We have two friends who are studying to become international Masters of Wine (MW).  An international MW costs about $200,000 to buy, taste and compare wines to develop an internationally acclaimed palate and ability to compare and describe wines to others.  (There are only about 475 MWs globally!)  They are also professional wine judges (in addition to their full-time jobs), but in no way are they wine snobs.  They get great excitement over finding a Canberra (ACT, Australia)  Sangiovese for $20 per bottle and a Marsanne for $15 which they have introduced us to.  A wine snob would not even try a wine from Canberra, yet alone a wine under $20.  We have had a 9-hour lunch at their house (he is French, she is Australian – what can I say?) and we bring over wines we really want to share with them and they pick out wines they really want to share and introduce to us.  These wine may be in the $10 – $20 per bottle range or they may be $40 – $60 per bottle, but it does not matter – what matters is sharing our wine, our knowledge and our friendship with each other.
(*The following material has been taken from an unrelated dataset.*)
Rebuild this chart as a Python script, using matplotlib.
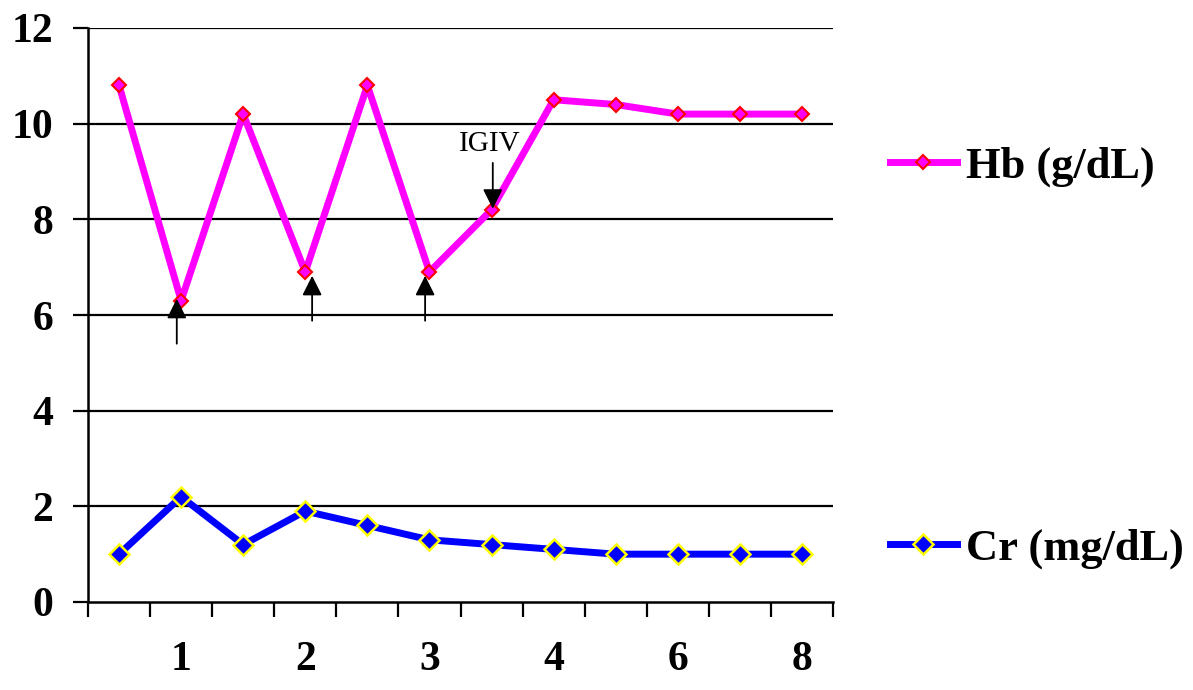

I therefore, prefer to call myself a ‘wine enthusiast’, not a ‘wine snob’.  How about you?

Wyndham Estate Wine and Chocolate Masterclass

Yesterday, Deanna and I ventured out to partake in one of the many events during the June Hunter Valley Wine and Food Festival.  We visited Wyndham Estate winery just past Branxton, NSW.  As I mentioned in my blog, ‘Wine Tasting Technology Perspective’, I met a ‘friend’ on FaceBook who shared a common interest in wine plus a particular interest in the Tyrrell’s Vat 1 Semillon as he was a rep for Tyrrell’s at the time.  He now works at Wyndham Estate and posted about their Wine & Chocolate matching Masterclass, so we decided to attend.  Another good example of business being conducted via Web 2.0!

The class had 4 wines (all by Wyndham Estate) which were a Bin 333 Pinot Noir, a Shiraz / Grenache blend (the Grenache really came out, especially with the Raspberry-infused chocolate), a Bin 555 Sparkling Shiraz, and a Rutherglen Muscat.  The chocolates where a Raspberry-infused dark chocolate, a Belgian chocolate, and an Orange-infused chocolate.  Not every combination worked well as you might be able to imagine, but some were really a treat!
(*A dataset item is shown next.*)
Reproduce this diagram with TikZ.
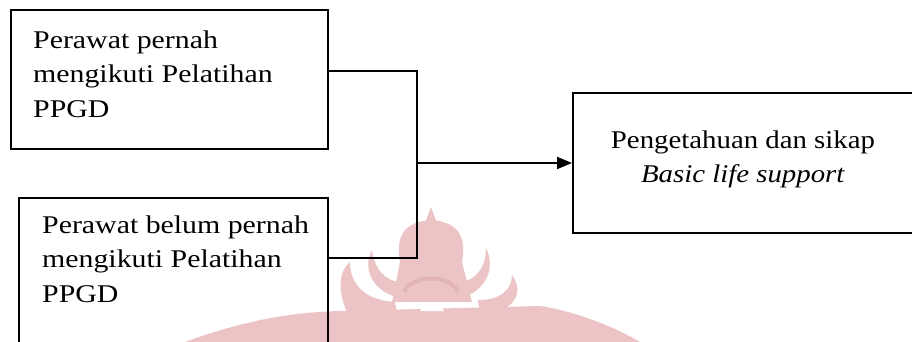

The Pinot was fine with the Raspberry-infused chocolate and the Grenache from the Shiraz / Grenache blend really picked up the flavors from the Raspberry-infused chocolate even more.  I personally did not like the Sparkling Shiraz with any of the ‘infused’ chocolates as there was just too much chaos going on in my mouth, but several others in the class liked it.  The Muscat with the Orange-infused chocolate worked extremely well together also.
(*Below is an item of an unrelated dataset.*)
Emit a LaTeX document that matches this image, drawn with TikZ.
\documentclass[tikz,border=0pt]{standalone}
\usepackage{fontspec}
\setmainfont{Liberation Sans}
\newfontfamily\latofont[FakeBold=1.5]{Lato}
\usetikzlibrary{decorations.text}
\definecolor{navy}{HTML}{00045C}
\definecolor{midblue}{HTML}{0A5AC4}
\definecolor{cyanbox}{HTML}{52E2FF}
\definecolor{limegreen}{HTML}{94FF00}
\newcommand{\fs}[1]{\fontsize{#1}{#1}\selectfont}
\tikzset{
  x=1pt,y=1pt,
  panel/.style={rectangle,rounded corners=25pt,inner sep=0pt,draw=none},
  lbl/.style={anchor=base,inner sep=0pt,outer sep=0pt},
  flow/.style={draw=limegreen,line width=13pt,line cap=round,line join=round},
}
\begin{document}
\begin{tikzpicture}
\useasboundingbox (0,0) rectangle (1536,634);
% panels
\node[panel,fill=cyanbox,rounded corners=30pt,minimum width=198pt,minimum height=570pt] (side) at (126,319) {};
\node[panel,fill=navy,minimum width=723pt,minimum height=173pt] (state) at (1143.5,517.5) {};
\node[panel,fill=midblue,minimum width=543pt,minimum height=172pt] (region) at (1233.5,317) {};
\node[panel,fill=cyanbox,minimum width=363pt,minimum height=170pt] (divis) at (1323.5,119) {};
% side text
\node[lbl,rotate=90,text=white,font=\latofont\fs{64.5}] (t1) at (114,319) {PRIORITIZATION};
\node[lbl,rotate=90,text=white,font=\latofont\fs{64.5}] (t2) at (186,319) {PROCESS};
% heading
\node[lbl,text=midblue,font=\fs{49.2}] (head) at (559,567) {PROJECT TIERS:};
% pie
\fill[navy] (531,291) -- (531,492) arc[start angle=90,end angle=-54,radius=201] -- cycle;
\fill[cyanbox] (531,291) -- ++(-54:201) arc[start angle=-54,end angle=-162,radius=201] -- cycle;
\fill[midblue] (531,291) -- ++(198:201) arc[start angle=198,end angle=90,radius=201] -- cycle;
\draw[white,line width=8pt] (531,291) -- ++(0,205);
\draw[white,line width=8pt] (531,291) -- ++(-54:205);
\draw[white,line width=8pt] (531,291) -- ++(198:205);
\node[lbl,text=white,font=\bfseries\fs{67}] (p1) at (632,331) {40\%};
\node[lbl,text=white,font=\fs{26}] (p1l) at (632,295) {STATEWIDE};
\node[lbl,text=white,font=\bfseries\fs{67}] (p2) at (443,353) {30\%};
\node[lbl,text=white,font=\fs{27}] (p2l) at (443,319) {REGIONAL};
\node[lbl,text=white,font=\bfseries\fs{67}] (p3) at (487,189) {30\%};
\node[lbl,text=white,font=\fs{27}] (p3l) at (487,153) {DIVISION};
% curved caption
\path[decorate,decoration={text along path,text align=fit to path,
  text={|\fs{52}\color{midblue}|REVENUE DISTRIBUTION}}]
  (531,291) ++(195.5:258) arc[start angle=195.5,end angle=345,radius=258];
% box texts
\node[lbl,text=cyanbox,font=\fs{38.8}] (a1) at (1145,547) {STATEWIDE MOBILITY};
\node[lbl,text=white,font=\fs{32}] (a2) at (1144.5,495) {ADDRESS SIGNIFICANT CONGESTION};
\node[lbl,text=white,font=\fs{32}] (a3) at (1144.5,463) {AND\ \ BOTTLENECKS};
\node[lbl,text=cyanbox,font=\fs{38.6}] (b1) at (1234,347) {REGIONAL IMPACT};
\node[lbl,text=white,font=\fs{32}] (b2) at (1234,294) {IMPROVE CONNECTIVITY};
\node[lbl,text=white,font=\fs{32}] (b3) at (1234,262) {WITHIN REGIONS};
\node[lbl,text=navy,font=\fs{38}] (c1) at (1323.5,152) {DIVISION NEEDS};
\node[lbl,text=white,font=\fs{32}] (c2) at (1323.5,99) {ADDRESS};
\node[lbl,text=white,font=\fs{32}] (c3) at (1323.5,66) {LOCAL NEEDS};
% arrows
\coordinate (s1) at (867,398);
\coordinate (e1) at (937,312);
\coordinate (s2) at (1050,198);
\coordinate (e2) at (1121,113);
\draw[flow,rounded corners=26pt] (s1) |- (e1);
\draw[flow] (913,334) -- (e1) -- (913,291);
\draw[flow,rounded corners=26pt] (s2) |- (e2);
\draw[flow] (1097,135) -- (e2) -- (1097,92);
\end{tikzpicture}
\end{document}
Both Deanna and I were really interested in what may go well with a Chile-infused chocolate and Cameron Davies, our instructor for the day, had the answer – a big, robust Shiraz!  Wyndham Estate has a great Shiraz, called Black Cluster which is made from 40 year old vines.  We had the 2007 (current vintage) and it was a great wine and good value at $60 per bottle.  And the spice and pepper of the Black Cluster really brought out the chili in the chocolate and the chili really brought out the spice in the Shiraz – it was a wonderful and full-on experience.  Deanna blurted out that “it was like having an explosion in my mouth”!  For me, I will remain a bit more refrained and repeat – ‘it was a wonderful and full-on experience’!

A lot of people have learned a bit (and some a lot) about matching food and wine, and it does, in many cases, truly enhance the dining experience in my opinion.  I also like matching wine and cheese and while any good wine will go with any good cheese, there are combinations that really work much better than others.  The same is true for wine and chocolate.

When we have a 3 – 4 course dinner party, we often start with a Sparkling Shiraz on arrival for drinks until we sit down and get into the first course and the first matching wine.  However, I learned yesterday that a Sparkling Shiraz can go well with chocolate and think it would do very nicely as an alternative to a more traditional desert wine to match up with heavy (or mud) chocolate cake or chocolate truffles to finish a meal.  That is one of the lessons I learned yesterday.  Thanks Cameron for the Masterclass!